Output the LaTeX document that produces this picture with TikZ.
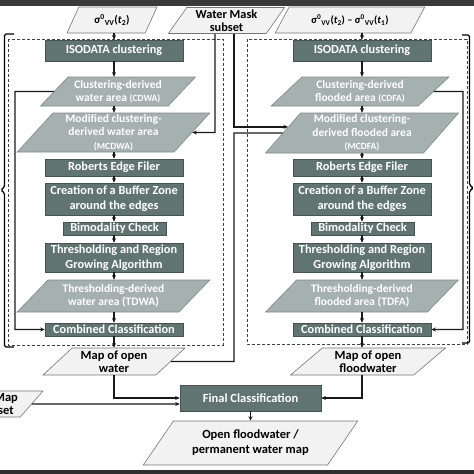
\documentclass[tikz,border=0pt]{standalone}
\usepackage{fontspec}
\setmainfont{Carlito}
\usetikzlibrary{shapes.geometric,arrows.meta,calc}
\definecolor{dk}{RGB}{96,116,113}
\definecolor{dkline}{RGB}{68,84,82}
\definecolor{md}{RGB}{164,177,175}
\definecolor{mdline}{RGB}{126,139,137}
\definecolor{lt}{RGB}{242,242,242}
\definecolor{ltline}{RGB}{118,118,118}
\definecolor{band}{RGB}{58,58,58}
\begin{document}
\begin{tikzpicture}[x=1pt,y=-1pt,
  every node/.style={align=center},
  dbox/.style={rectangle, fill=dk, draw=dkline, line width=0.6pt, text=white, inner sep=0pt,
    font=\bfseries\fontsize{12.3}{15}\selectfont},
  gpara/.style={shape=trapezium, trapezium stretches=true, fill=md, draw=mdline, line width=0.6pt,
    text=white, inner sep=0pt, font=\bfseries\fontsize{11.5}{13.5}\selectfont},
  ipara/.style={shape=trapezium, trapezium stretches=true, fill=lt, draw=ltline, line width=0.6pt,
    text=black, inner sep=0pt, font=\bfseries\fontsize{11}{14}\selectfont},
  sz/.style 2 args={minimum width=#1, minimum height=#2},
  ang/.style 2 args={trapezium left angle=#1, trapezium right angle=#2},
  conn/.style={line width=1.2pt, draw=black!90},
  arr/.style={conn, -{Stealth[length=4.5pt,width=4pt]}},
  dashbox/.style={draw=black!75, line width=0.9pt, dash pattern=on 3pt off 2pt},
  brace/.style={draw=black, line width=1.3pt, rounded corners=1.5pt},
  bigtext/.style={font=\bfseries\fontsize{12.5}{13.5}\selectfont}
]
\fill[white] (0,0) rectangle (474,474);
\useasboundingbox (0,0) rectangle (474,474);
\fill[band] (0,0) rectangle (474,6);
\fill[band!80!black] (0,470) rectangle (474,474);

% group frames
\draw[dashbox] (8,39) rectangle (223,345);
\draw[dashbox] (247,39) rectangle (467,344);
\draw[brace] (14,34) -- (4.5,34) -- (4.5,187) -- (0.8,190) -- (4.5,193) -- (4.5,347) -- (14,347);
\draw[brace] (462,35) -- (469.5,35) -- (469.5,185) -- (473.3,188) -- (469.5,191) -- (469.5,343) -- (462,343);

% inputs
\node[ipara, sz={90}{26}, ang={60}{120}] (sL) at (112,20)
  {σ\textsuperscript{0}\textsubscript{VV}(\textit{t}\textsubscript{2})};
\node[ipara, sz={117}{26}, ang={56.8}{123.2}, font=\bfseries\fontsize{12.3}{13}\selectfont] (wm) at (226.5,20.5)
  {Water Mask\\subset};
\node[ipara, sz={150}{26}, ang={49.8}{130.2}, font=\bfseries\fontsize{10.5}{14}\selectfont] (sR) at (350,20)
  {σ\textsuperscript{0}\textsubscript{VV}(\textit{t}\textsubscript{2}) -- σ\textsuperscript{0}\textsubscript{VV}(\textit{t}\textsubscript{1})};

% left column
\node[dbox, sz={138}{21}] (isoL) at (114,50.5) {ISODATA clustering};
\node[gpara, sz={155}{29}, ang={44}{136}] (cdwa) at (118,91.5)
  {Clustering-derived\\water area {\fontsize{9.5}{10}\selectfont(CDWA)}};
\node[gpara, sz={193}{39}, ang={52.2}{127.8}] (mcdwa) at (113.5,132.5)
  {Modified clustering-\\derived water area\\{\fontsize{9.5}{10}\selectfont(MCDWA)}};
\node[dbox, sz={138}{17}] (robL) at (114,167.5) {Roberts Edge Filer};
\node[dbox, sz={138}{32}] (bufL) at (114,199) {Creation of a Buffer Zone\\around the edges};
\node[dbox, sz={103}{13}] (bimL) at (114.5,228.5) {Bimodality Check};
\node[dbox, sz={138}{29}] (thrL) at (114,257.5) {Thresholding and Region\\Growing Algorithm};
\node[gpara, sz={193}{32}, ang={44.1}{135.9}] (tdwa) at (113.5,296)
  {Thresholding-derived\\water area (TDWA)};
\node[dbox, sz={138}{13}] (combL) at (114,329.5) {Combined Classification};
\node[ipara, sz={142}{27}, ang={44}{136}, bigtext] (mapL) at (114,361.5)
  {Map of open\\water};

% right column
\node[dbox, sz={138}{21}] (isoR) at (362,50.5) {ISODATA clustering};
\node[gpara, sz={178}{29}, ang={44}{136}] (cdfa) at (360,91.5)
  {Clustering-derived\\flooded area {\fontsize{9.5}{10}\selectfont(CDFA)}};
\node[gpara, sz={193}{40}, ang={52.2}{127.8}] (mcdfa) at (362,133)
  {Modified clustering-\\derived flooded area\\{\fontsize{9.5}{10}\selectfont(MCDFA)}};
\node[dbox, sz={138}{17}] (robR) at (362,167.5) {Roberts Edge Filer};
\node[dbox, sz={138}{32}] (bufR) at (362,199) {Creation of a Buffer Zone\\around the edges};
\node[dbox, sz={103}{13}] (bimR) at (362.5,228.5) {Bimodality Check};
\node[dbox, sz={138}{29}] (thrR) at (362,257.5) {Thresholding and Region\\Growing Algorithm};
\node[gpara, sz={193}{32}, ang={44.1}{135.9}] (tdfa) at (362,296)
  {Thresholding-derived\\flooded area (TDFA)};
\node[dbox, sz={138}{13}] (combR) at (362,329.5) {Combined Classification};
\node[ipara, sz={155}{27}, ang={44}{136}, bigtext] (mapR) at (368,361.5)
  {Map of open\\floodwater};

% bottom
\node[ipara, sz={90}{26}, ang={55.3}{124.7}] (mapset) at (-2,404) {\phantom{M}};
\node[bigtext, inner sep=0pt] (mapsettxt) at (6,404) {Map\\set};
\node[dbox, sz={141}{26}, font=\bfseries\fontsize{12.5}{14}\selectfont] (final) at (250.5,398) {Final Classification};
\node[ipara, sz={215}{44}, ang={48.4}{131.6}, font=\bfseries\fontsize{12.5}{15}\selectfont] (out) at (250.5,443)
  {Open floodwater /\\permanent water map};

% helper coordinates
\coordinate (cl) at (114,0);
\coordinate (cr) at (362,0);
\coordinate (xwl) at (215,0);
\coordinate (xwr) at (234,0);
\coordinate (xfl) at (15,0);
\coordinate (xfr) at (463,0);
\coordinate (mfa1) at ($(mcdfa.bottom left corner)!0.65!(mcdfa.top left corner)$);

% connectors
\draw[arr] (cl |- sL.south) -- (isoL);
\draw[arr] (cr |- sR.south) -- (isoR);
\foreach \a/\b in {isoL/cdwa, cdwa/mcdwa, mcdwa/robL, robL/bufL, bufL/bimL, bimL/thrL, thrL/tdwa, tdwa/combL, combL/mapL}
  \draw[arr] (cl |- \a.south) -- (cl |- \b.north);
\foreach \a/\b in {isoR/cdfa, cdfa/mcdfa, mcdfa/robR, robR/bufR, bufR/bimR, bimR/thrR, thrR/tdfa, tdfa/combR, combR/mapR}
  \draw[arr] (cr |- \a.south) -- (cr |- \b.north);

\draw[arr] (cdwa) -- (xfl |- cdwa) -- (xfl |- combL) -- (combL);
\draw[arr] (cdfa) -- (xfr |- cdfa) -- (xfr |- combR) -- (combR);

\draw[arr] (xwl |- wm.south) -- (xwl |- mcdwa) -- (mcdwa);
\draw[arr] (xwr |- wm.south) -- (xwr |- mfa1) -- (mfa1);
\draw[conn] (mapL) -- (xwr |- mapL) -- (xwr |- mcdfa) -- (mcdfa);

\draw[arr] (cl |- mapL.south) |- (final.west);
\draw[arr] (cr |- mapR.south) |- (final.east);
\draw[arr] (mapset) -- (mapset -| final.west);
\draw[arr] (final) -- (out);
\end{tikzpicture}
\end{document}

Written task: Please quote the lines of the material, beginning with the first and ending with the one that contains "(0,470) rectangle (474,474);", exactly as written and without any pictures.

Result below:
Output the LaTeX document that produces this picture with TikZ.
\documentclass[tikz,border=0pt]{standalone}
\usepackage{fontspec}
\setmainfont{Carlito}
\usetikzlibrary{shapes.geometric,arrows.meta,calc}
\definecolor{dk}{RGB}{96,116,113}
\definecolor{dkline}{RGB}{68,84,82}
\definecolor{md}{RGB}{164,177,175}
\definecolor{mdline}{RGB}{126,139,137}
\definecolor{lt}{RGB}{242,242,242}
\definecolor{ltline}{RGB}{118,118,118}
\definecolor{band}{RGB}{58,58,58}
\begin{document}
\begin{tikzpicture}[x=1pt,y=-1pt,
  every node/.style={align=center},
  dbox/.style={rectangle, fill=dk, draw=dkline, line width=0.6pt, text=white, inner sep=0pt,
    font=\bfseries\fontsize{12.3}{15}\selectfont},
  gpara/.style={shape=trapezium, trapezium stretches=true, fill=md, draw=mdline, line width=0.6pt,
    text=white, inner sep=0pt, font=\bfseries\fontsize{11.5}{13.5}\selectfont},
  ipara/.style={shape=trapezium, trapezium stretches=true, fill=lt, draw=ltline, line width=0.6pt,
    text=black, inner sep=0pt, font=\bfseries\fontsize{11}{14}\selectfont},
  sz/.style 2 args={minimum width=#1, minimum height=#2},
  ang/.style 2 args={trapezium left angle=#1, trapezium right angle=#2},
  conn/.style={line width=1.2pt, draw=black!90},
  arr/.style={conn, -{Stealth[length=4.5pt,width=4pt]}},
  dashbox/.style={draw=black!75, line width=0.9pt, dash pattern=on 3pt off 2pt},
  brace/.style={draw=black, line width=1.3pt, rounded corners=1.5pt},
  bigtext/.style={font=\bfseries\fontsize{12.5}{13.5}\selectfont}
]
\fill[white] (0,0) rectangle (474,474);
\useasboundingbox (0,0) rectangle (474,474);
\fill[band] (0,0) rectangle (474,6);
\fill[band!80!black] (0,470) rectangle (474,474);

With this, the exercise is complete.